Brief ▸ Select the lines that contain "matplotlib" and copy each of them.

Records from a dataset ▸
====
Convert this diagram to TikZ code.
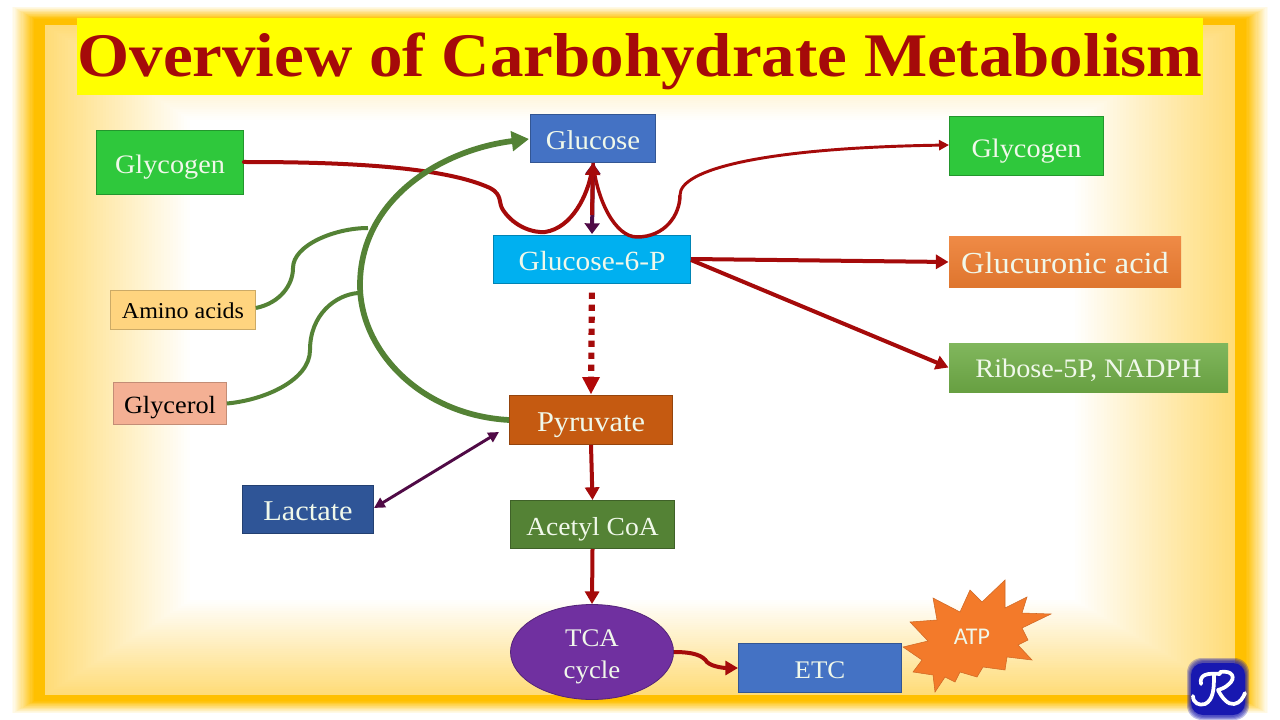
\documentclass[tikz,border=0pt]{standalone}
\usepackage{fontspec}
\usetikzlibrary{arrows.meta,shapes.geometric}
\setmainfont{Liberation Serif}[FakeStretch=1.06]
\newfontfamily\titlefont{Liberation Serif}[FakeStretch=1.08]
\newfontfamily\atpfont{Carlito}
\definecolor{glowgold}{HTML}{FFC000}
\definecolor{panelgold}{HTML}{FFDC78}
\definecolor{dred}{HTML}{A50A0A}
\definecolor{dgreen}{HTML}{548235}
\definecolor{dpurple}{HTML}{500A46}
\definecolor{paletext}{HTML}{F0F8EA}
\definecolor{titleyellow}{HTML}{FFFF00}
\definecolor{logoblue}{HTML}{1818B0}
\newcommand{\sz}[1]{\fontsize{#1}{24}\selectfont}
\tikzset{
  x=0.75pt,y=-0.75pt,
  box/.style={rectangle,draw=#1!75!black,fill=#1,line width=0.75pt,inner sep=0pt,text=paletext,text height=17pt,text depth=0pt},
  lightbox/.style={rectangle,draw=#1!80!black,fill=#1,line width=0.6pt,inner sep=0pt,text=black,text height=12.5pt,text depth=0pt},
  greenthin/.style={draw=dgreen,line width=3pt},
  redline/.style={draw=dred,line width=#1},
  bighead/.style={-{Triangle[length=9.5pt,width=10.5pt]}},
}
\begin{document}
\begin{tikzpicture}
\useasboundingbox (0,0) rectangle (1280,720);
% outer glow
\fill[white] (0,0) rectangle (1280,720);
\foreach \i in {0,...,40}{
  \pgfmathsetmacro{\t}{\i/40}
  \pgfmathsetmacro{\p}{100*min(1,max(0,(\t-0.25)/0.5))}
  \fill[glowgold!\p!white] ({45*\t},{25*\t}) rectangle ({1280-45*\t},{720-25*\t});
}
% inner panel
\foreach \i in {0,...,50}{
  \pgfmathsetmacro{\t}{\i/50}
  \pgfmathsetmacro{\p}{100*(1-\t)}
  \fill[panelgold!\p!white] ({45+145*\t},{25+95*\t}) rectangle ({1235-160*\t},{695-95*\t});
}
% title
\node[rectangle,fill=titleyellow,minimum width=1124*0.75pt,minimum height=77*0.75pt,inner sep=0pt,text=dred,text height=30pt,text depth=0pt] (title) at (640,56.5)
  {\titlefont\fontsize{46.5}{52}\selectfont\bfseries Overview of Carbohydrate Metabolism};
% boxes
\definecolor{cg}{HTML}{2FC83C}
\definecolor{cb}{HTML}{4472C4}
\definecolor{cc}{HTML}{00B0F0}
\definecolor{co}{HTML}{ED7D31}
\definecolor{cl}{HTML}{70AD47}
\definecolor{ca}{HTML}{FFD47F}
\definecolor{cy}{HTML}{F4B094}
\definecolor{cp}{HTML}{C55A11}
\definecolor{cn}{HTML}{2F5597}
\definecolor{ct}{HTML}{548235}
\definecolor{cv}{HTML}{7030A0}
\definecolor{cs}{HTML}{F37A2A}
\node[box=cg,minimum width=147*0.75pt,minimum height=64*0.75pt,font=\sz{20}] (glyL) at (170,162.5) {Glycogen};
\node[box=cb,minimum width=125*0.75pt,minimum height=48*0.75pt,font=\sz{20.4}] (glucose) at (593,138.5) {Glucose};
\node[box=cc,minimum width=197*0.75pt,minimum height=48*0.75pt,font=\sz{20.8}] (g6p) at (592,259.5) {Glucose-6-P};
\node[box=cg,minimum width=154*0.75pt,minimum height=59*0.75pt,font=\sz{20}] (glyR) at (1026.5,146) {Glycogen};
\node[box=co,minimum width=232*0.75pt,minimum height=50*0.75pt,draw=none,top color=co!90!white,bottom color=co!94!black,font=\sz{22.9},text height=16.5pt] (gluc) at (1065,262) {Glucuronic acid};
\node[box=cl,minimum width=279*0.75pt,minimum height=49*0.75pt,draw=none,top color=cl!88!white,bottom color=cl!92!black,font=\sz{20},text height=15.5pt] (rib) at (1088.5,367.5) {Ribose-5P, NADPH};
\node[lightbox=ca,minimum width=145*0.75pt,minimum height=39*0.75pt,font=\sz{17}] (amino) at (183,310) {Amino acids};
\node[lightbox=cy,minimum width=113*0.75pt,minimum height=42*0.75pt,font=\sz{18.6},text height=14.5pt] (glyc) at (170,403.5) {Glycerol};
\node[box=cp,minimum width=163*0.75pt,minimum height=49*0.75pt,font=\sz{21.5}] (pyr) at (591,420) {Pyruvate};
\node[box=cn,minimum width=131*0.75pt,minimum height=48*0.75pt,font=\sz{21.5}] (lac) at (308,509.5) {Lactate};
\node[box=ct,minimum width=164*0.75pt,minimum height=48*0.75pt,font=\sz{19.5}] (acetyl) at (592.5,524.5) {Acetyl CoA};
\node[ellipse,draw=cv!75!black,fill=cv,line width=0.6pt,minimum width=163*0.75pt,minimum height=95*0.75pt,inner sep=0pt,text=paletext,align=center,font=\sz{19}] (tca) at (592,652) {\rule{0pt}{19.8pt}TCA\\cycle};
\node[box=cb,minimum width=163*0.75pt,minimum height=49*0.75pt,font=\sz{19},text height=15.5pt] (etc) at (820,668) {ETC};
% ATP star
\fill[cs,draw=cs!85!black,line width=0.4pt]
 (903,647)--(928,641)--(910,622)--(937,620)--(933,598)--(960,612)--(970,590)--(982,602)--(1005,580)--(1005,608)--(1027,597)--(1022,613)--(1051,614)--(1022,628)--(1028,640)--(1018,645)--(1032,660)--(1007,657)--(1005,670)--(983,667)--(977,677)--(960,672)--(955,682)--(945,677)--(935,692)--(933,675)--(913,672)--(922,660)--cycle;
\node[text=paletext,font=\atpfont\fontsize{18}{20}\selectfont,inner sep=0pt] (atp) at (972,637) {ATP};
% helper coordinates
\coordinate (lacEnd) at (499,432);
\coordinate (lacStart) at (374,508);
\coordinate (gl) at (529,139);
\coordinate (amEnd) at (368,228);
\coordinate (glEnd) at (358,293);
\coordinate (glyLout) at (glyL.east|-245,162);
\coordinate (glyRin) at (glyR.west|-948,145);
\coordinate (amOut) at (amino.east|-256,308);
\coordinate (tcaOut) at (tca.east|-675,652);
% connectors
\draw[redline=3pt,line cap=round] (glyLout) .. controls (330,162) and (440,165) .. (490,188) .. controls (503,195) and (498,203) .. (503,210) .. controls (515,228) and (535,233) .. (545,232) .. controls (572,228) and (588,195) .. (592,170);
\draw[redline=2.6pt] (glucose.south) .. controls (597,200) and (615,237) .. (637,237) .. controls (665,237) and (680,215) .. (680,195);
\draw[redline=2.2pt,-{Triangle[length=7.5pt,width=7.5pt]}] (680,195) .. controls (680,170) and (760,148) .. (glyRin);
\draw[dpurple,line width=3pt,{Triangle[length=8pt,width=11pt]}-{Triangle[length=8pt,width=11pt]}] (glucose.south) -- (592,234);
\draw[redline=3pt,-{Triangle[length=9pt,width=11pt]}] (592,215) -- (glucose.south);
\draw[dgreen,line width=4.3pt,-{Triangle[length=13pt,width=14.5pt]}] (pyr.west) .. controls (420,415) and (360,350) .. (360,285) .. controls (360,200) and (440,150) .. (gl);
\draw[greenthin] (amOut) .. controls (280,303) and (293,285) .. (293,268) .. controls (293,245) and (335,228) .. (amEnd);
\draw[greenthin] (glyc.east) .. controls (265,400) and (310,380) .. (310,350) .. controls (310,315) and (335,295) .. (glEnd);
\draw[redline=3pt,bighead] (691,259) -- (gluc.west);
\draw[redline=3pt,bighead] (691,260) -- (rib.west);
\draw[draw=dred,line width=4.6pt,dash pattern=on 4.6pt off 4.4pt,shorten <=6.5pt,shorten >=12pt] (g6p.south) -- (pyr.north);
\fill[dred!85!red] (pyr.north) ++(0,-1) -- ++(-9,-17) -- ++(18,0) -- cycle;
\draw[redline=3pt,bighead] (pyr.south) -- (acetyl.north);
\draw[redline=3pt,bighead] (acetyl.south) -- (tca.north);
\draw[redline=3pt,bighead] (tcaOut) .. controls (695,652) and (703,656) .. (707,662) .. controls (712,667) and (725,668) .. (etc.west);
\draw[dpurple,line width=2.2pt,{Triangle[length=8pt,width=8pt]}-{Triangle[length=8pt,width=8pt]}] (lacStart) -- (lacEnd);
% logo
\foreach \i in {0,...,3}{
  \pgfmathsetmacro{\e}{3-\i}
  \fill[logoblue,opacity=0.28,rounded corners=11pt] ({1190-\e},{661-\e}) rectangle ({1246+\e},{717+\e});
}
\fill[logoblue,rounded corners=9pt] (1191,663) rectangle (1245,715);
\draw[white,line width=2.8pt,line cap=round,line join=round] (1201,684) .. controls (1199,674) and (1208,673) .. (1220,674) (1214,676) .. controls (1214,690) and (1213,700) .. (1205,704) .. controls (1199,706) and (1193,703) .. (1193,696);
\draw[white,line width=2.8pt,line cap=round,line join=round] (1220,672) .. controls (1233,670) and (1236,678) .. (1229,684) .. controls (1225,688) and (1221,689) .. (1218,690) .. controls (1222,698) and (1228,705) .. (1234,704) .. controls (1240,703) and (1243,698) .. (1245,693);
\end{tikzpicture}
\end{document}
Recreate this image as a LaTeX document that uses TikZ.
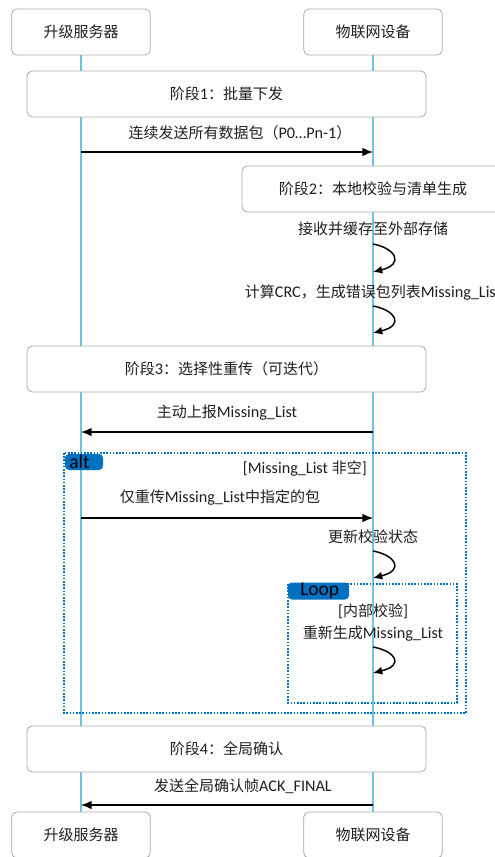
\documentclass[tikz,border=0pt]{standalone}
\usepackage{fontspec}
\setmainfont{Carlito}[Scale=1.08]
\newfontfamily\cjk{Noto Sans CJK SC}
\newcommand{\zh}[1]{{\cjk #1}}
\usetikzlibrary{arrows.meta}
\definecolor{boxgray}{RGB}{170,170,170}
\definecolor{lifeblue}{RGB}{110,195,222}
\definecolor{framblue}{RGB}{0,112,192}
\definecolor{txt}{RGB}{30,30,30}
\tikzset{
  actor/.style={draw=boxgray, fill=white, rounded corners=4pt, line width=0.6pt,
    minimum width=104pt, minimum height=34.5pt, text=txt},
  phase/.style={draw=boxgray, fill=white, rounded corners=4pt, line width=0.6pt,
    minimum width=299.25pt, minimum height=34.5pt, text=txt},
  life/.style={draw=lifeblue, line width=0.8pt},
  msg/.style={draw=black, line width=1.1pt, -{Latex[length=8pt,width=6.5pt]}},
  selfmsg/.style={draw=black, line width=1.1pt, -{Latex[length=7pt,width=6pt]}},
  lbl/.style={text=txt, inner sep=0pt},
  frame/.style={draw=framblue, line width=0.9pt, dash pattern=on 1.2pt off 1.2pt},
  tag/.style={fill=framblue, rounded corners=3pt, text=black, inner sep=0pt},
  tagtext/.style={text=black, inner sep=0pt, font=\fontsize{13.5}{15}\selectfont}
}
\begin{document}
\begin{tikzpicture}[x=0.75pt,y=-0.75pt, font=\fontsize{11.25}{13}\selectfont]
\useasboundingbox (0,0) rectangle (495,857);
% actors
\node[actor] (A) at (81,32) {\zh{升级服务器}};
\node[actor] (B) at (373,32) {\zh{物联网设备}};
\node[actor] (A2) at (81,835) {\zh{升级服务器}};
\node[actor] (B2) at (373,835) {\zh{物联网设备}};
% lifelines
\draw[life] (A.south) -- (A2.north);
\draw[life] (B.south) -- (B2.north);
% phase 1
\node[phase] (P1) at (226.5,94) {\zh{阶段}1\zh{：批量下发}};
\coordinate (s1) at (81,152); \coordinate (d1) at (373,152);
\draw[msg] (s1) -- (d1);
\node[lbl] (t1) at (240,133) {\zh{连续发送所有数据包（}P0…Pn-1\zh{）}};
% phase 2
\node[phase, minimum width=196.5pt] (P2) at (373,189) {\zh{阶段}2\zh{：本地校验与清单生成}};
\node[lbl] (t2) at (373,229) {\zh{接收并缓存至外部存储}};
\coordinate (a2) at (373,244); \coordinate (b2) at (373,272);
\draw[selfmsg] (a2) .. controls (395,248) and (405,264) .. (b2);
\node[lbl] (t3) at (373,293) {\zh{计算}CRC\zh{，生成错误包列表}Missing\_List};
\coordinate (a3) at (373,306); \coordinate (b3) at (373,333);
\draw[selfmsg] (a3) .. controls (395,310) and (405,325) .. (b3);
% phase 3
\node[phase] (P3) at (226.5,369) {\zh{阶段}3\zh{：选择性重传（可迭代）}};
\node[lbl] (t4) at (227,413) {\zh{主动上报}Missing\_List};
\coordinate (s4) at (373,432); \coordinate (d4) at (81,432);
\draw[msg] (s4) -- (d4);
% alt frame
\draw[frame] (64,453) rectangle (466,713);
\node[tag, minimum width=28.5pt, minimum height=12pt] (alt) at (84,462) {};
\node[tagtext, anchor=west] (altt) at (69,462) {alt};
\node[lbl, anchor=east] (g1) at (367,469) {[Missing\_List \zh{非空}]};
\node[lbl] (t5) at (220,498) {\zh{仅重传}Missing\_List\zh{中指定的包}};
\coordinate (s5) at (81,518); \coordinate (d5) at (373,518);
\draw[msg] (s5) -- (d5);
\node[lbl] (t6) at (373,537) {\zh{更新校验状态}};
\coordinate (a6) at (373,551); \coordinate (b6) at (373,578);
\draw[selfmsg] (a6) .. controls (395,555) and (405,570) .. (b6);
% loop frame
\draw[frame] (288,584) rectangle (457,703);
\node[tag, minimum width=45.75pt, minimum height=12.75pt] (loop) at (318.5,591) {};
\node[tagtext, anchor=west] (loopt) at (300,591) {Loop};
\node[lbl] (g2) at (373,611) {[\zh{内部校验}]};
\node[lbl] (t7) at (373,634) {\zh{重新生成}Missing\_List};
\coordinate (a7) at (373,647); \coordinate (b7) at (373,673);
\draw[selfmsg] (a7) .. controls (395,651) and (405,665) .. (b7);
% phase 4
\node[phase] (P4) at (226.5,749) {\zh{阶段}4\zh{：全局确认}};
\node[lbl] (t8) at (243,786) {\zh{发送全局确认帧}ACK\_FINAL};
\coordinate (s8) at (373,805); \coordinate (d8) at (81,805);
\draw[msg] (s8) -- (d8);
\end{tikzpicture}
\end{document}
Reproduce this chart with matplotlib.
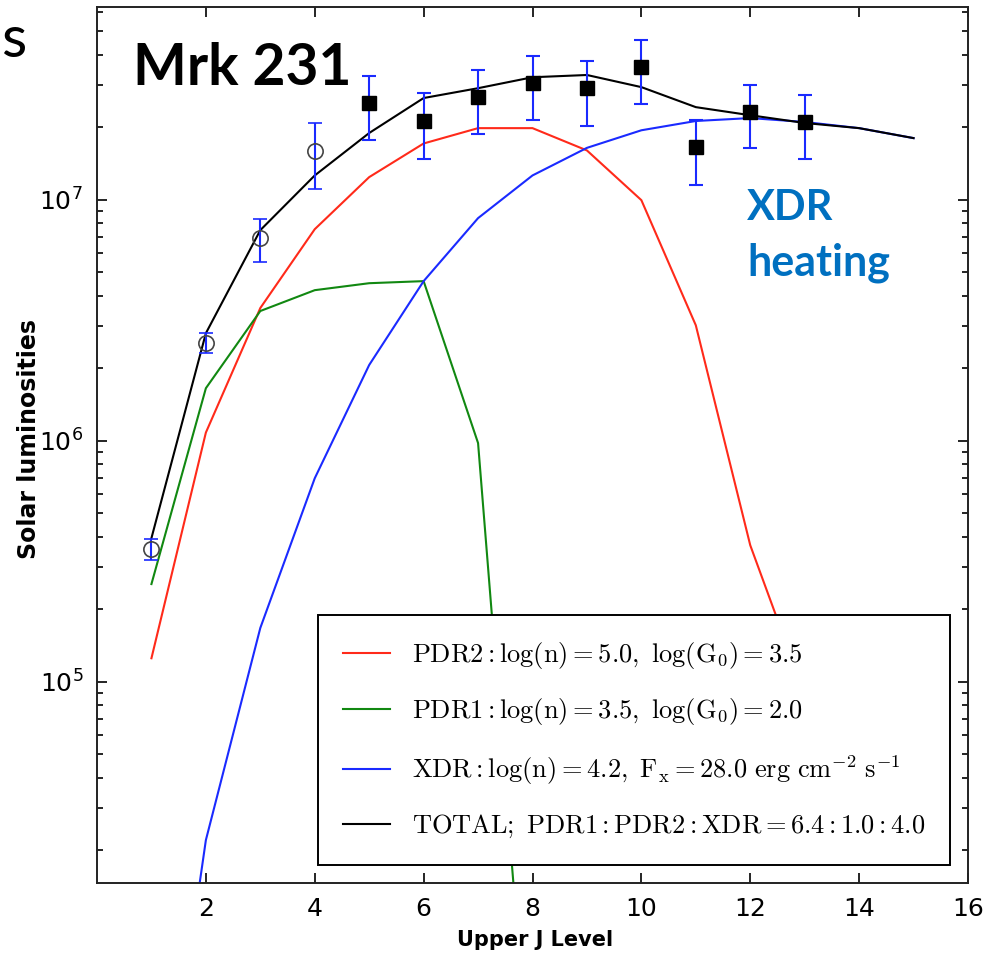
import matplotlib
matplotlib.use("Agg")
import matplotlib.pyplot as plt
from matplotlib.ticker import FixedLocator, LogLocator, NullFormatter

# ---------------- data ----------------
J_model = [1, 2, 3, 4, 5, 6, 7, 8, 9, 10, 11, 12, 13, 14, 15]
total = [3.94e5, 2.79e6, 7.47e6, 1.26e7, 1.89e7, 2.64e7, 2.90e7, 3.22e7,
         3.29e7, 2.93e7, 2.42e7, 2.24e7, 2.08e7, 1.98e7, 1.80e7]
J_pdr2 = [1, 2, 3, 4, 5, 6, 7, 8, 9, 10, 11, 12, 13]
pdr2 = [1.25e5, 1.08e6, 3.55e6, 7.54e6, 1.24e7, 1.71e7, 1.98e7, 1.98e7,
        1.60e7, 9.95e6, 3.01e6, 3.68e5, 8.9e4]
J_pdr1 = [1, 2, 3, 4, 5, 6, 7, 8]
pdr1 = [2.54e5, 1.65e6, 3.45e6, 4.21e6, 4.50e6, 4.59e6, 9.77e5, 1.5e3]
xdr = [6.0e2, 2.2e4, 1.67e5, 6.98e5, 2.06e6, 4.59e6, 8.38e6, 1.26e7,
       1.64e7, 1.94e7, 2.12e7, 2.18e7, 2.10e7, 1.98e7, 1.80e7]

J_open = [1, 2, 3, 4]
obs_open = [3.55e5, 2.55e6, 6.92e6, 1.59e7]
err_open = [0.36e5, 0.24e6, 1.40e6, 0.48e7]
J_filled = [5, 6, 7, 8, 9, 10, 11, 12, 13]
obs_filled = [2.51e7, 2.12e7, 2.66e7, 3.04e7, 2.90e7, 3.55e7, 1.65e7, 2.31e7, 2.10e7]
err_filled = [0.74e7, 0.65e7, 0.78e7, 0.89e7, 0.87e7, 1.06e7, 0.50e7, 0.68e7, 0.63e7]

labels = [r'$\mathrm{PDR2: log(n) = 5.0,\ log(G_0) = 3.5}$',
          r'$\mathrm{PDR1: log(n) = 3.5,\ log(G_0) = 2.0}$',
          r'$\mathrm{XDR: log(n) = 4.2,\ F_x = 28.0\ erg\ cm^{-2}\ s^{-1}}$',
          r'$\mathrm{TOTAL;\ PDR1:PDR2:XDR = 6.4:1.0:4.0}$']
xticks = [2, 4, 6, 8, 10, 12, 14, 16]

# ---------------- figure ----------------
plt.rcParams['mathtext.fontset'] = 'cm'
tickfont = ['DejaVu Sans']

fig = plt.figure(figsize=(9.92, 9.63), dpi=100)
ax = fig.add_axes([97/992, 1-883/963, 871/992, 876/963])

lw = 1.5
ax.plot(J_pdr2, pdr2, color='#ff2a1a', lw=lw, label=labels[0], zorder=2)
ax.plot(J_pdr1, pdr1, color='#118811', lw=lw, label=labels[1], zorder=2)
ax.plot(J_model, xdr, color='#1a2aff', lw=lw, label=labels[2], zorder=2)
ax.plot(J_model, total, color='black', lw=lw, label=labels[3], zorder=2)

ax.errorbar(J_open, obs_open, yerr=err_open, fmt='o', ms=11, mfc='none',
            mec='#444444', mew=1.2, ecolor='#1a2aff', elinewidth=1.5,
            capsize=5, capthick=1.5, zorder=3)
ax.errorbar(J_filled, obs_filled, yerr=err_filled, fmt='s', ms=10, mfc='black',
            mec='black', ecolor='#1a2aff', elinewidth=1.5,
            capsize=5, capthick=1.5, zorder=3)

ax.set_yscale('log')
ax.set_xlim(0, 16)
ax.set_ylim(1.46e4, 6.3e7)
ax.xaxis.set_major_locator(FixedLocator(xticks))
ax.yaxis.set_major_locator(LogLocator(base=10, numticks=20))
ax.yaxis.set_minor_locator(LogLocator(base=10, subs=range(2, 10), numticks=50))
ax.yaxis.set_minor_formatter(NullFormatter())

ax.tick_params(which='both', direction='in', top=True, right=True, width=1.2)
ax.tick_params(which='major', length=7, pad=10)
ax.tick_params(which='minor', length=4)
for lab in ax.get_xticklabels() + ax.get_yticklabels():
    lab.set_family(tickfont)
    lab.set_fontsize(18)
for s in ax.spines.values():
    s.set_linewidth(1.4)
    s.set_color('#222222')

ax.set_xlabel('Upper J Level', family=tickfont, fontweight='bold', fontsize=15)
ax.set_ylabel('Solar luminosities', family=tickfont, fontweight='bold', fontsize=17)
ax.xaxis.set_label_coords(0.503, -0.054)
ax.yaxis.set_label_coords(-0.064, 0.507)

leg = ax.legend(loc='lower right', bbox_to_anchor=(0.9793, 0.0205),
                borderaxespad=0, fontsize=19, frameon=True, fancybox=False,
                framealpha=1, edgecolor='black', handlelength=1.8,
                handletextpad=0.8, labelspacing=0.97, borderpad=0.95)
leg.get_frame().set_linewidth(1.4)
leg.set_zorder(5)

fig.text(133/992, 1-85/963, 'Mrk 231', family=['Lato', 'DejaVu Sans'],
         fontweight='bold', fontsize=41, va='baseline', ha='left')
fig.text(1/992, 1-57/963, 's', family=['Lato', 'DejaVu Sans'],
         fontsize=42, va='baseline', ha='left')
fig.text(747/992, 1-220/963, 'XDR', family=['Lato', 'DejaVu Sans'],
         fontweight='bold', fontsize=30, color='#0070C0', va='baseline', ha='left')
fig.text(747/992, 1-275/963, 'heating', family=['Lato', 'DejaVu Sans'],
         fontweight='bold', fontsize=31, color='#0070C0', va='baseline', ha='left')

fig.savefig('out.png', dpi=100)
====
Response to the exercise ▸
Reproduce this chart with matplotlib.
import matplotlib
matplotlib.use("Agg")
import matplotlib.pyplot as plt
from matplotlib.ticker import FixedLocator, LogLocator, NullFormatter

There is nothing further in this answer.